When I decided to create the Pandemonium collection, I wanted to point out a paradox: in various past eras, the artistic nude was always accepted, but never really welcomed. It was something that was tolerated, that was accepted in the eyes of a society that was much more puritanical in its morals than today’s society.
In our current society, we have liberated sexuality, the place of the body, nudity, and yet the artistic nude is still disturbing. It doesn’t really disturb others, it disturbs on a personal basis. We won’t talk about it, we won’t pose, dare, hide, as if there was something taboo, dirty, almost demonic.

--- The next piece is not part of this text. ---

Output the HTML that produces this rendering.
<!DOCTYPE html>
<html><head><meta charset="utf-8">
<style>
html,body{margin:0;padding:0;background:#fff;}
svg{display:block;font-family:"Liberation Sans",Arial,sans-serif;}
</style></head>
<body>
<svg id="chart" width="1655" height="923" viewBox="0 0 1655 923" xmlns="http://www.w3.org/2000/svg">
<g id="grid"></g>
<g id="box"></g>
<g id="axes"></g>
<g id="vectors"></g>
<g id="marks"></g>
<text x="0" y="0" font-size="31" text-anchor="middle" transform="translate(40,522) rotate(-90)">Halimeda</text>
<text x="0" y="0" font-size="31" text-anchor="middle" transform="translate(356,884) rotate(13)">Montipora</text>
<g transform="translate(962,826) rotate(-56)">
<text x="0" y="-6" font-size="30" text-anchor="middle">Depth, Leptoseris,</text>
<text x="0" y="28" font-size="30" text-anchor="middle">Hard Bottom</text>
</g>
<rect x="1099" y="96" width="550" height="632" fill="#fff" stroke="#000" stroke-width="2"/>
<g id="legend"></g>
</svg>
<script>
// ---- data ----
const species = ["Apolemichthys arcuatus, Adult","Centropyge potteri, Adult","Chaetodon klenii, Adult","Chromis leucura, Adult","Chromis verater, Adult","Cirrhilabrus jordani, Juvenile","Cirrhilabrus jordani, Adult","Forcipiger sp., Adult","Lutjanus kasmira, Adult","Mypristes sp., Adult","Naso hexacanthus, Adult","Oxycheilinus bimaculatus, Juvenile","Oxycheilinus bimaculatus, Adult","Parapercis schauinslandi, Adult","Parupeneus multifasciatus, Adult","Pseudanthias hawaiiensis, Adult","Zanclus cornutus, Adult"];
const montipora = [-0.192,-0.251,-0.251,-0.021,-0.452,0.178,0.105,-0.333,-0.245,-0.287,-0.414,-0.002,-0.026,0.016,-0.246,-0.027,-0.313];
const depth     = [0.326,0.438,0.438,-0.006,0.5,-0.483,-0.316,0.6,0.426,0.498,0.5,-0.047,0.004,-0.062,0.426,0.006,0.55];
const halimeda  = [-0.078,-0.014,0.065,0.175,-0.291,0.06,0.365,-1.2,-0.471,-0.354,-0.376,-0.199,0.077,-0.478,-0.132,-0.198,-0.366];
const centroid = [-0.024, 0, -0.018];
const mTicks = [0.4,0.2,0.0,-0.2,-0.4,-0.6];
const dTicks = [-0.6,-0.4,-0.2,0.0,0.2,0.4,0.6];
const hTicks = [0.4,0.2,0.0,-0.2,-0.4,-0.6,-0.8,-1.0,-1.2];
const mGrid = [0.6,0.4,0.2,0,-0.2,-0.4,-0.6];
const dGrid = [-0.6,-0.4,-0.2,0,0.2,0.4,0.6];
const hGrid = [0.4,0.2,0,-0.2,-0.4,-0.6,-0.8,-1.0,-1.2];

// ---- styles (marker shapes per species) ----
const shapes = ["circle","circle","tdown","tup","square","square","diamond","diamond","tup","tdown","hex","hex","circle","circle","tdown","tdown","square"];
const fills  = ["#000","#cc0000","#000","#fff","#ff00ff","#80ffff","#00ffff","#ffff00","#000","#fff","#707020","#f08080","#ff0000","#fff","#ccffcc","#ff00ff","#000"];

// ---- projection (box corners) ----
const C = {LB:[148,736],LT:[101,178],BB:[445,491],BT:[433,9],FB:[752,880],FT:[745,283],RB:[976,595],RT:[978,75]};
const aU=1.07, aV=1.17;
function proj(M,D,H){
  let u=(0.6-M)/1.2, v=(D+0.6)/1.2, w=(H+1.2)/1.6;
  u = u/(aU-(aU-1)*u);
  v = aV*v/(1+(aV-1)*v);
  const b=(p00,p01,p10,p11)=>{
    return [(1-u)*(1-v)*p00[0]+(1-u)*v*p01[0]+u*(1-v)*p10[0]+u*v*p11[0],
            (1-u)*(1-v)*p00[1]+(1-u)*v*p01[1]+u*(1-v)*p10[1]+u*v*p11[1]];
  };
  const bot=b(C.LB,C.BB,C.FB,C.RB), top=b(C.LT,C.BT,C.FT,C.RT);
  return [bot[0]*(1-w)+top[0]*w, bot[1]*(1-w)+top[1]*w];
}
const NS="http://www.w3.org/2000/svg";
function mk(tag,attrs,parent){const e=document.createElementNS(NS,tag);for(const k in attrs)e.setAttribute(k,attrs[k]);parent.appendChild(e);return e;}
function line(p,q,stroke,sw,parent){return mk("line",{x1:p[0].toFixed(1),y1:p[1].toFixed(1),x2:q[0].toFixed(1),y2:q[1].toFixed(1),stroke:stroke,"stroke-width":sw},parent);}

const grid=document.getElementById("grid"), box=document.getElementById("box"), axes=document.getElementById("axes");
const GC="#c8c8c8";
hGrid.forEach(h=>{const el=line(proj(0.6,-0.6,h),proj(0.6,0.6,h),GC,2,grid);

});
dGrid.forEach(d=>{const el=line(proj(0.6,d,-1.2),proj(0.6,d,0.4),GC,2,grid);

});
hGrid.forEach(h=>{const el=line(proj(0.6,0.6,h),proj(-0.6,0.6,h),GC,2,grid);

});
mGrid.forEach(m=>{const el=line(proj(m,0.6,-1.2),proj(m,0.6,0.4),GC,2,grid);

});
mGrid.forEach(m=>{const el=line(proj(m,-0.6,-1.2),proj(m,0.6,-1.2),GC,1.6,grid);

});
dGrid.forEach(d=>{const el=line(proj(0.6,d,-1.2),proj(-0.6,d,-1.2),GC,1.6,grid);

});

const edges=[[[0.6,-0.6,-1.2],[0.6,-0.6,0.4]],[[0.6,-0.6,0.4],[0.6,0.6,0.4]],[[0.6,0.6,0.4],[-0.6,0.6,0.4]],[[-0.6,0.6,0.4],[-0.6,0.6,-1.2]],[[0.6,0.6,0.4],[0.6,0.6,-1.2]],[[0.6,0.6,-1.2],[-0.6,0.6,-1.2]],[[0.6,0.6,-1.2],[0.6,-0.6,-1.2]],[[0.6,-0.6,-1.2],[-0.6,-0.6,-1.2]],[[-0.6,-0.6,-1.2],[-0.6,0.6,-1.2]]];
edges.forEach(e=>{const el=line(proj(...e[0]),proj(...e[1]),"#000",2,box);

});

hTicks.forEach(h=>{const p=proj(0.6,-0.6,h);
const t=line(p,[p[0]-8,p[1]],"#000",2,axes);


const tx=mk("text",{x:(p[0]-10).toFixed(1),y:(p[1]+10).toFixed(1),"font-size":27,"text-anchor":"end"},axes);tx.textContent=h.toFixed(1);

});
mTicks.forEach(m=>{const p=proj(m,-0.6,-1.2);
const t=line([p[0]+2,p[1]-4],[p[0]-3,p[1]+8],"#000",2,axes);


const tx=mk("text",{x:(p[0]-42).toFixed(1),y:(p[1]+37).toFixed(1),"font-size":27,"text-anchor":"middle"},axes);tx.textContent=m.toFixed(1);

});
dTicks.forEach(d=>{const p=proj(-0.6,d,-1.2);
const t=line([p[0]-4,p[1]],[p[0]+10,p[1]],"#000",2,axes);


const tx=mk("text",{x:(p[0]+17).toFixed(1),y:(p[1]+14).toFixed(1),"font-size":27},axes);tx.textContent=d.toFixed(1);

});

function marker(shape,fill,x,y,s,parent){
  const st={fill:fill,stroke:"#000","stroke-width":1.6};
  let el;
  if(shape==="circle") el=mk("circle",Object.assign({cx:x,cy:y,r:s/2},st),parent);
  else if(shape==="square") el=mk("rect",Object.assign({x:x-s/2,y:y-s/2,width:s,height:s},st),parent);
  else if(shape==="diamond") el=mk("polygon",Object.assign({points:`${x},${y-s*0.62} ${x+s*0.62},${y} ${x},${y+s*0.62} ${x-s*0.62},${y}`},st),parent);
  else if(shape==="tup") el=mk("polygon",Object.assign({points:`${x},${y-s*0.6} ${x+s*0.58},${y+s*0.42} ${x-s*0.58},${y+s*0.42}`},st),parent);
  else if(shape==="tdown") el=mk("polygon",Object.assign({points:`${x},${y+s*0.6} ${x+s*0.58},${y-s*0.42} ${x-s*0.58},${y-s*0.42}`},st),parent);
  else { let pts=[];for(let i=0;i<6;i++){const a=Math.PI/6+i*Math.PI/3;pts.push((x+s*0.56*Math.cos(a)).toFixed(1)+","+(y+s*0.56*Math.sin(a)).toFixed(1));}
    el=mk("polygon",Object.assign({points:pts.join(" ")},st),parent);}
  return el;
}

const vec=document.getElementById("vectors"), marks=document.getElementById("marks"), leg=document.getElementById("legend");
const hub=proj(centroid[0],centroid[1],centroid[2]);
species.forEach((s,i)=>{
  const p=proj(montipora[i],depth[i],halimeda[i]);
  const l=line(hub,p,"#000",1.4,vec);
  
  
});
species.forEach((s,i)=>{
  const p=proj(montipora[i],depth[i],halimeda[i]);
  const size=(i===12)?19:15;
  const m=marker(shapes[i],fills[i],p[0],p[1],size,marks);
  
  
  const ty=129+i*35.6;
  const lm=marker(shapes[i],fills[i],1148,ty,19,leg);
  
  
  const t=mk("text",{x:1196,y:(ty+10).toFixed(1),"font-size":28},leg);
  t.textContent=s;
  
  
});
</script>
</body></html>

And that’s why I really wanted to take up and underline that the artistic nude was the point of symmetry between the different eras. In all cases, it was tolerated, but often not necessarily accepted, regardless of the mores of the society.
Why did you title these works in Latin?
In the Pandemonium collection, I decided to title the whole collection in Latin to recall the classical universe of past eras. I didn’t want to talk about the Renaissance or the 18th century in particular, I also had references to ancient Greece or Rome, and the language that seemed common to all these periods was classical Latin. So we decided to take this reference with each title in Latin, which has a real meaning, which is declined, as it should be, and which will really, according to me, bring an explanation and a superior intensity to the work.

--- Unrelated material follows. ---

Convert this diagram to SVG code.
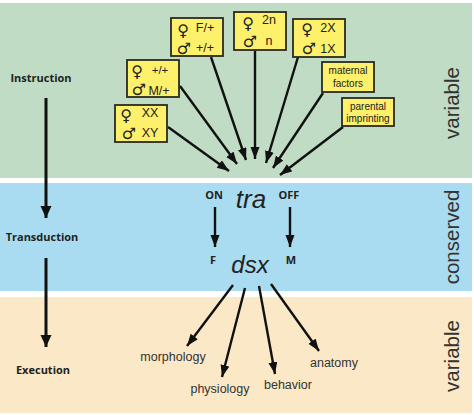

Who were your reference masters?
When I started this collection, I looked a lot at classical painting. I had studied it a little earlier, but it was important for me to go back and look at the lightings of Rembrandt, Caravaggio, Rubens. I didn’t necessarily want to copy precisely this or that great painter, but I wanted to be inspired by the lightings that could be found more classically in painting.

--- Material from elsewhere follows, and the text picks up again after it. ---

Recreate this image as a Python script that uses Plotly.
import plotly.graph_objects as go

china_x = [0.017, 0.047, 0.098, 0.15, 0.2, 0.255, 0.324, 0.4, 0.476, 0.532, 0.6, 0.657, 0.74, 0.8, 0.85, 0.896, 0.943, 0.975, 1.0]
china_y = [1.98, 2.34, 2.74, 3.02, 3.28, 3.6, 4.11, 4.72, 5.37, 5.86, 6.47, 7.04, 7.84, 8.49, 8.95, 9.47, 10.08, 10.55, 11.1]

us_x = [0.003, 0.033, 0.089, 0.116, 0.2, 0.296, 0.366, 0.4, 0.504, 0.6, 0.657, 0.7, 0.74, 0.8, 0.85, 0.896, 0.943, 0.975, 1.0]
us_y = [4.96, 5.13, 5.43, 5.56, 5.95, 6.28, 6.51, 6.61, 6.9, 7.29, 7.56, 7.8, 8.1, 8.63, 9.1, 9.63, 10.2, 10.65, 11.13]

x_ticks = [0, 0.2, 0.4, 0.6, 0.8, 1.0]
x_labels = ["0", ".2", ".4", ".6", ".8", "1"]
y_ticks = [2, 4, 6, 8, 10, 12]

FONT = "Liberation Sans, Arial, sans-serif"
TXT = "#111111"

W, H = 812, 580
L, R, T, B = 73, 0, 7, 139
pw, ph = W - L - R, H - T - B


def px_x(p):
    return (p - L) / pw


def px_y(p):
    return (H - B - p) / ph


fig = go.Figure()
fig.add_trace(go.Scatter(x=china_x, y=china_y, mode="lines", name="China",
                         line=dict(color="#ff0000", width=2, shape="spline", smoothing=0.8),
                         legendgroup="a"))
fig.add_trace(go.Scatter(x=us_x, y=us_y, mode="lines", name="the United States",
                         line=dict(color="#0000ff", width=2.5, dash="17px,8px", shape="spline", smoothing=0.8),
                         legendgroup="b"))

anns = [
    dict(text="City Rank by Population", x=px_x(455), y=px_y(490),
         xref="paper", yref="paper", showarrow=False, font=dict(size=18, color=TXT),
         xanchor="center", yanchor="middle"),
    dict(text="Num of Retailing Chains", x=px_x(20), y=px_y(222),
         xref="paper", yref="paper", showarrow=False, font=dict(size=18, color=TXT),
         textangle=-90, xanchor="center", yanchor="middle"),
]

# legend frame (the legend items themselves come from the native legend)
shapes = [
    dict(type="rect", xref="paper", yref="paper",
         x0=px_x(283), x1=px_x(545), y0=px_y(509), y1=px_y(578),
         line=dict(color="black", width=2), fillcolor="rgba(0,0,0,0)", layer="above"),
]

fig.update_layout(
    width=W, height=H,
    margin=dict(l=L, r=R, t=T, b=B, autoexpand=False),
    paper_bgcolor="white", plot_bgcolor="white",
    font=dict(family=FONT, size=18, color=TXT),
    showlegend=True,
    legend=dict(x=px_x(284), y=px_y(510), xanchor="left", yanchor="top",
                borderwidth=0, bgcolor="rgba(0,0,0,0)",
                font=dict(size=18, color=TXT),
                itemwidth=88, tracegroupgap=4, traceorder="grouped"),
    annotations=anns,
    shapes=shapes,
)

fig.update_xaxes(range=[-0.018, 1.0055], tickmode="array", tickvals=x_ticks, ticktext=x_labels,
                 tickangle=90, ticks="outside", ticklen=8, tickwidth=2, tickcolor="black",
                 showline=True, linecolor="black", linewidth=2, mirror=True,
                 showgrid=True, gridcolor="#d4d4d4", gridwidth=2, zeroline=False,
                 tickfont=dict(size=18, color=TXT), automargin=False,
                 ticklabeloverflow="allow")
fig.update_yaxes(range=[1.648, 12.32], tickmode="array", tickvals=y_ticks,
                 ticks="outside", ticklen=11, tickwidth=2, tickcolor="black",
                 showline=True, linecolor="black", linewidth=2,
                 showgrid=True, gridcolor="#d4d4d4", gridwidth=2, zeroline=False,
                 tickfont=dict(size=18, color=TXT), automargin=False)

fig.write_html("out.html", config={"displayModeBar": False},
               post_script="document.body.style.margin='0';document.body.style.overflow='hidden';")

How did you obtain this painting-like rendering? By retouching?
No, it’s not retouching. The idea is to keep the photo as authentic as possible. We worked mainly on light effects, on the rendering of the digital negative, but we did not make any adaptation in each photo. When we do retouching, we look at our image and we work, modify the pixels manually. Here, the idea is to have a global rendering that adapts in all cases to all the models, and to have this effect directly at the shooting.
Can you tell us about some photos you particularly like?
There are a lot of pictures in the Pandemonium collection that I really like, it’s always hard to choose a few.
Maybe the first one I want to tell you about would be Mutabilis – F0313. It’s a photo I like a lot, because it reconciles the classicism of painting with one of the strengths of photography which is to give movement. Her hair evokes a cry of liberation where she breaks all the barriers, all that was imposed on her throughout her young life, by freeing herself, and by going to the back with this movement of hair that I particularly like.
The second photo I’d like to talk about is H0314 – Pirata. It is a photo that I particularly appreciate for its dreamlike flights of fancy. When I see this photo, even though he is in front of curtains, in a studio, I imagine a 19th century pirate on his ship on the Bahamas islands. It could be a member of Captain James Flint’s crew. I see him climbing the ropes with his lookouts. I see it by his posture, by his attitude, by his tattoos. It’s a photo that takes me on a journey and I love it.
The last picture I would like to tell you about is F0421 – Harmonia. This is a photo I really like for its aestheticism. I found that it is very close to classical painting, which was my goal. There is a modern beauty, a more classical sensuality of the more rounded women, a very milky skin. I think that’s what I had in mind when I was making the Pandemonium collection, and I think it’s a perfect representation of what I wanted to do at the very beginning.
How do you like to see the photographs from the Pandemonium collection displayed?
When you exhibit a print from the Pandemonium photograph, what I find interesting is to combine, as the series does, the modern and the old, and therefore to go for a slightly different frame, very baroque, very golden, possibly silver, which will enhance the colors and the image. In my opinion, what would be even nicer is to go to flea markets, to antique shops to find old frames, which will combine the old and the new, the classicism and the modernity. I think that’s really one of the coolest ways to display these photographs.
I think it’s a photograph that can, of course, be displayed in a more classic interior, but also in something very modern. It’s going to be able to stand out, but fit in perfectly.